3. **Find L and W in terms of H:** Since L = W and we know L + W + H = 62, we can write this as 2L + H = 62. Subtract H from both sides: 2L = 62 - H. Then, divide by 2: L = (62 - H) / 2. Since W is also L, W = (62 - H) / 2. We can also write this as L = 31 - H/2.

4. **Show the Volume Formula:** The volume (V) of a box is Length * Width * Height.
So, V = L * W * H.
Now, let's put in our expressions for L and W: V = (31 - H/2) * (31 - H/2) * H.
This simplifies to V = H * (31 - H/2)^2. This is exactly the formula the problem asked us to show!

5. **Find the best height for the largest volume:** Now we have V = H * L * W, and we know that for the largest volume, L and W are equal, so L = W.
Think about the three numbers we are multiplying to get the volume: H, L, and W.
Their sum is H + L + W. We know from step 1 that H + L + W = 62.
So, we have three numbers (H, L, W) whose sum is a fixed number (62). When you have a fixed sum, to get the biggest product, the numbers should be as equal as possible!

6. **Make H, L, and W equal:** So, for the biggest volume, H should be equal to L, and L should be equal to W. This means H = L = W.

7. **Calculate the height:** Since H = L = W, and their total sum is 62 (H + L + W = 62), we can write this as H + H + H = 62.
So, 3 * H = 62.
To find H, we divide both sides by 3: H = 62 / 3 inches.

This height (62/3 inches) gives us the largest possible volume for the suitcase!

Alternative answer

Answer:
The height that allows the largest volume is **62/3 inches**. Explain
This is a question about **optimization, specifically maximizing the volume of a suitcase given a constraint on its dimensions**. The key idea here is that for a fixed sum, the product of numbers is largest when the numbers are as close to each other as possible.
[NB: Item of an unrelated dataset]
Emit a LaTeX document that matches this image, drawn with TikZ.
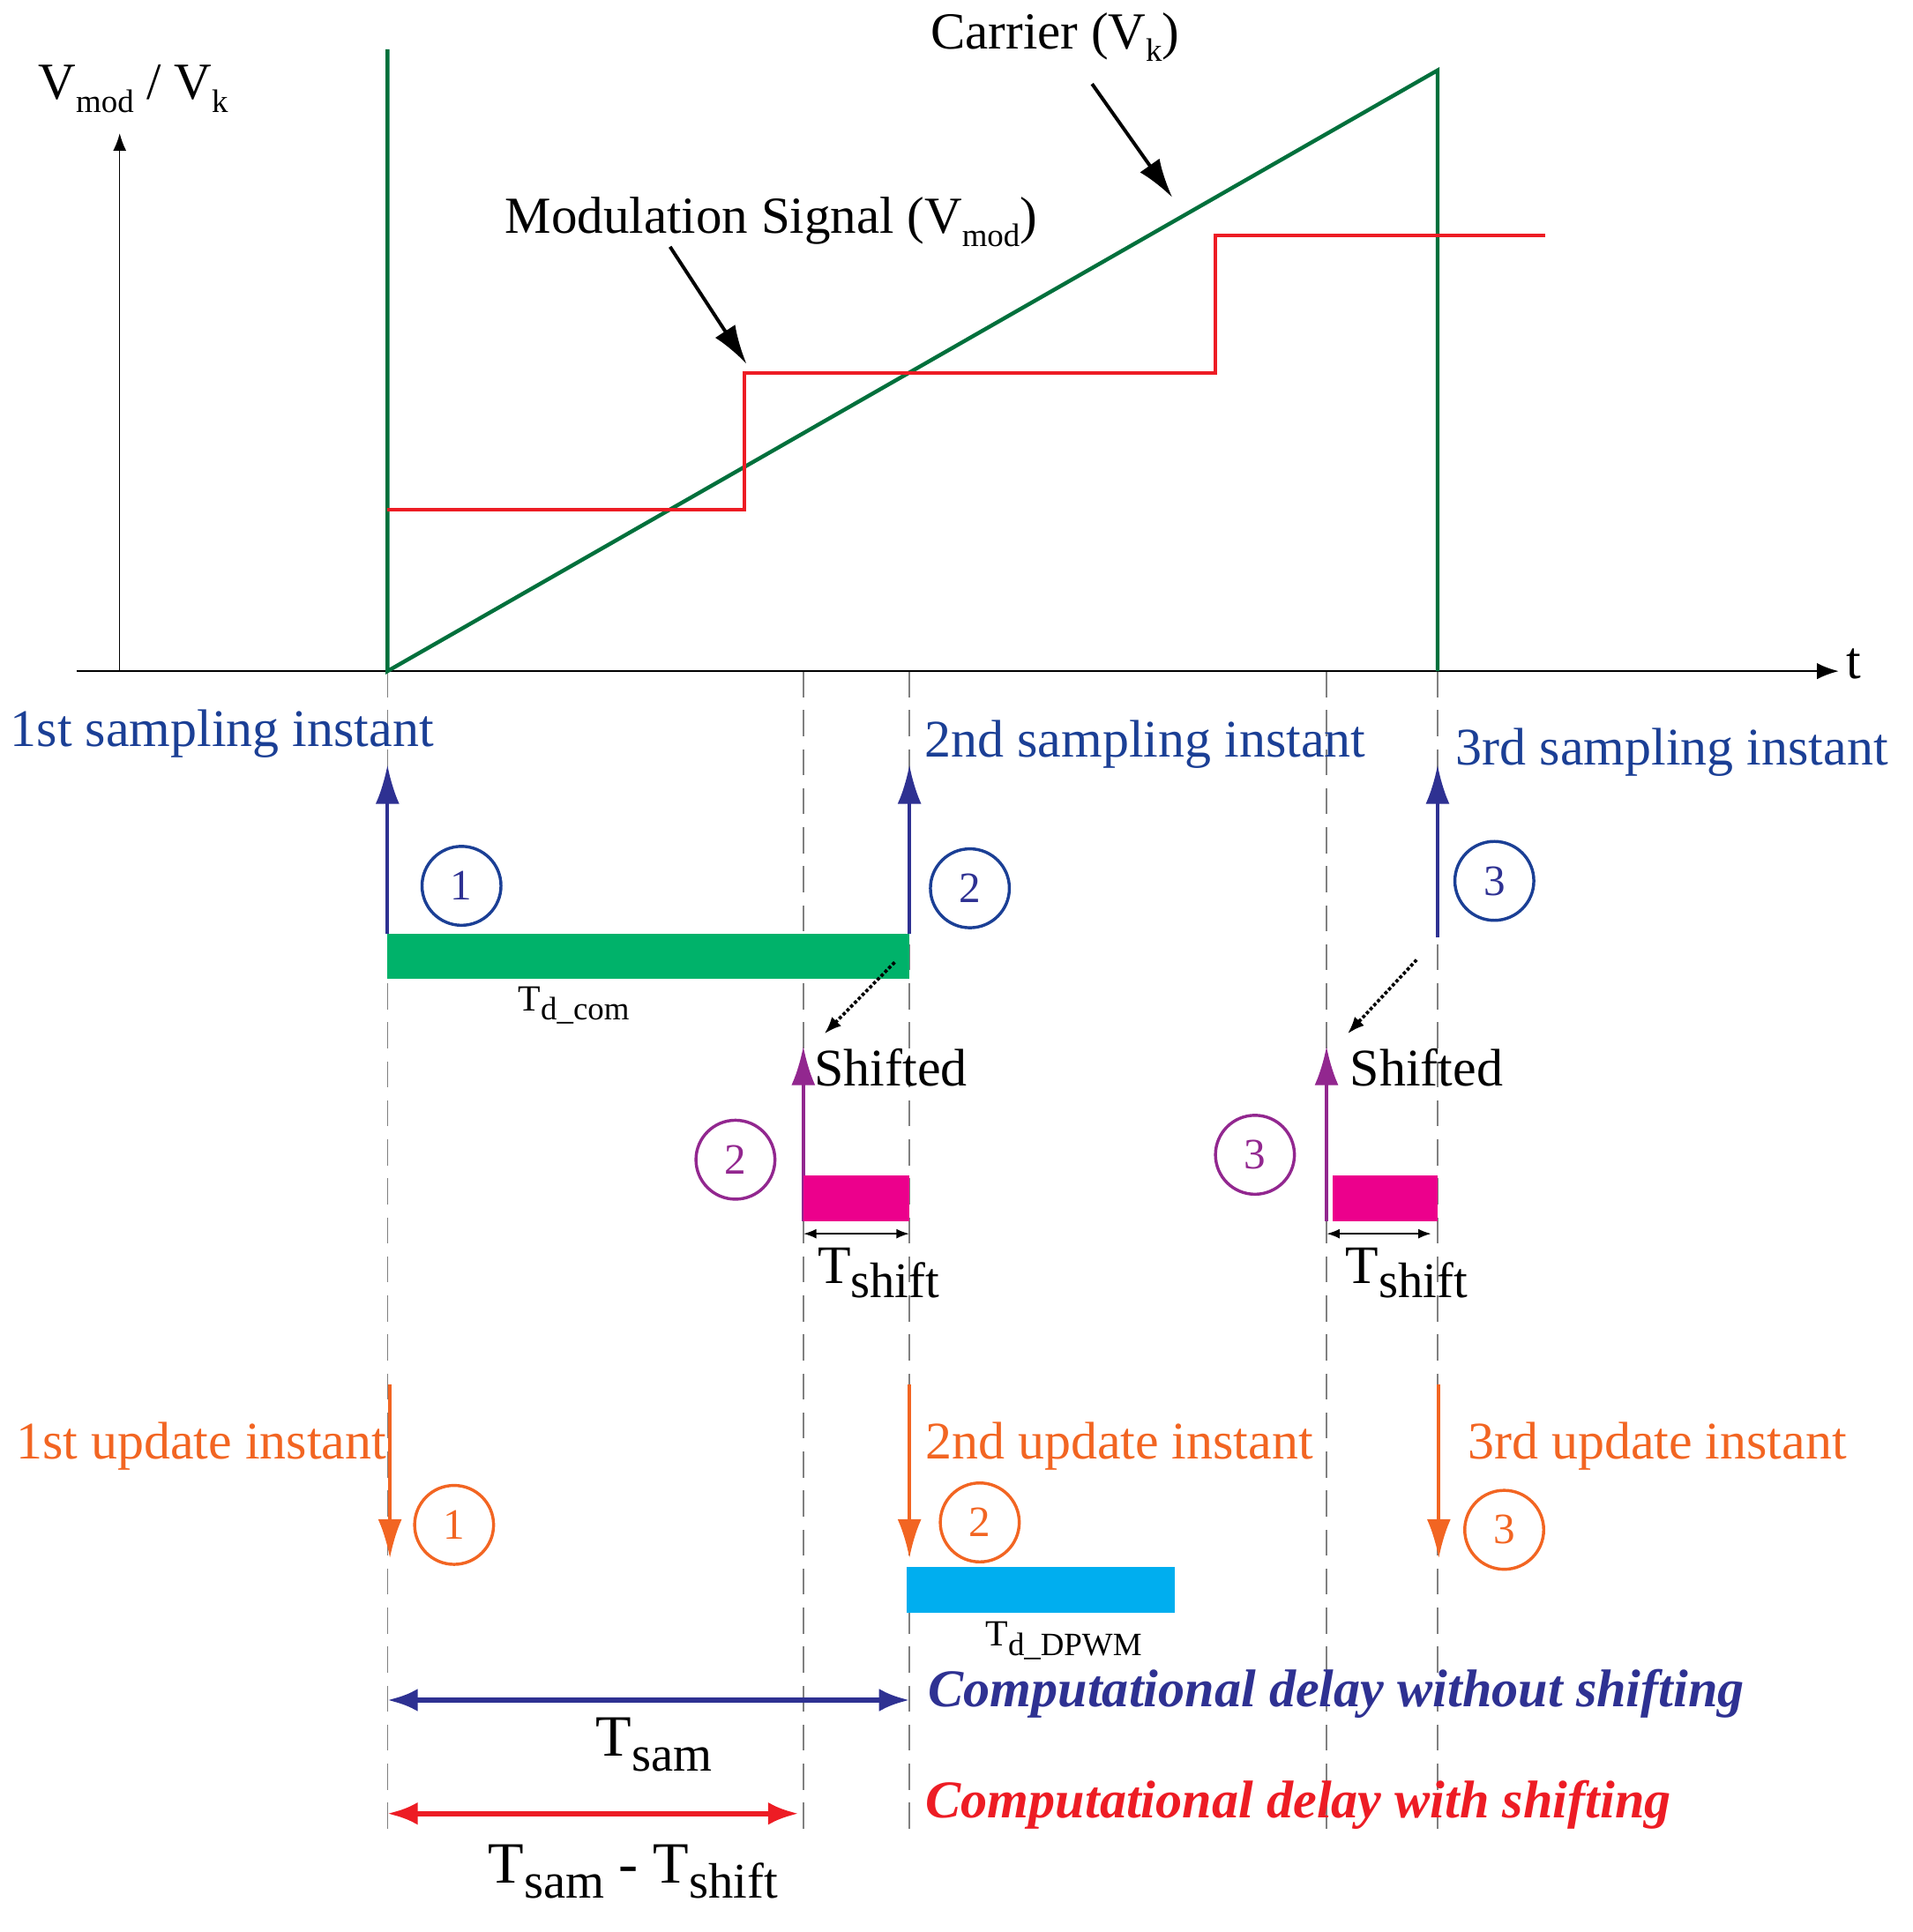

This is a pattern we learn from exploring numbers, sometimes called the AM-GM principle.

The solving step is:

1. **Understand the Goal:** We want to find the largest possible volume (V = length * width * height) for a suitcase, given that the sum of its length (L), width (W), and height (H) must be less than or equal to 62 inches (L + W + H ≤ 62 in). To get the maximum volume, we'll assume the sum is exactly 62 inches: L + W + H = 62.

2. **Part 1: Show the Volume Formula (V=H(31-1/2 H)^2)**
* The problem states that the height (H) is fixed for this part. So, we need to find the best length (L) and width (W) to maximize the volume.
* The volume is V = L * W * H. Since H is fixed, we need to make L * W as big as possible.
* We know that L + W + H = 62, which means L + W = 62 - H.
* Think about two numbers, L and W, whose sum (62 - H) is fixed. To make their product (L * W) the biggest, L and W should be equal! (For example, if L+W=10, 5*5=25 is bigger than 4*6=24 or 1*9=9).
* So, L = W = (62 - H) / 2.
* Now, we put this back into the volume formula:
V = H * L * W
V = H * [(62 - H) / 2] * [(62 - H) / 2]
V = H * [(62 - H)^2 / 4]
V = H * [ ( (62 - H) / 2 )^2 ]
V = H * ( 31 - H/2 )^2
* This matches the formula given in the problem, so we've shown the first part!

3. **Part 2: Find the Height for the Largest Volume**
* Now we need to find the height (H) that makes V = H * (31 - H/2)^2 the absolute biggest.
* From Step 2, we found that for maximum volume, L = W = 31 - H/2.
* This means we are maximizing the product V = H * L * W, where L and W are equal (L=W).
* So, we are actually maximizing V = H * L * L.
* The original constraint is L + W + H = 62. Since L = W, this becomes L + L + H = 62, or 2L + H = 62.
* Now, we have three "parts" that make up the product (H, L, and L) and their sum (H + L + L) is 62. For the product of these three parts to be the largest possible, the parts themselves should be equal!
* So, H must be equal to L, and L must be equal to L. This means H = L.
* Substitute H = L into our sum equation: 2L + H = 62 becomes 2H + H = 62.
* This simplifies to 3H = 62.
* Solving for H, we get H = 62 / 3 inches.

This height ensures that all three dimensions (Length, Width, Height) are equal when considering the total sum, leading to the largest possible volume.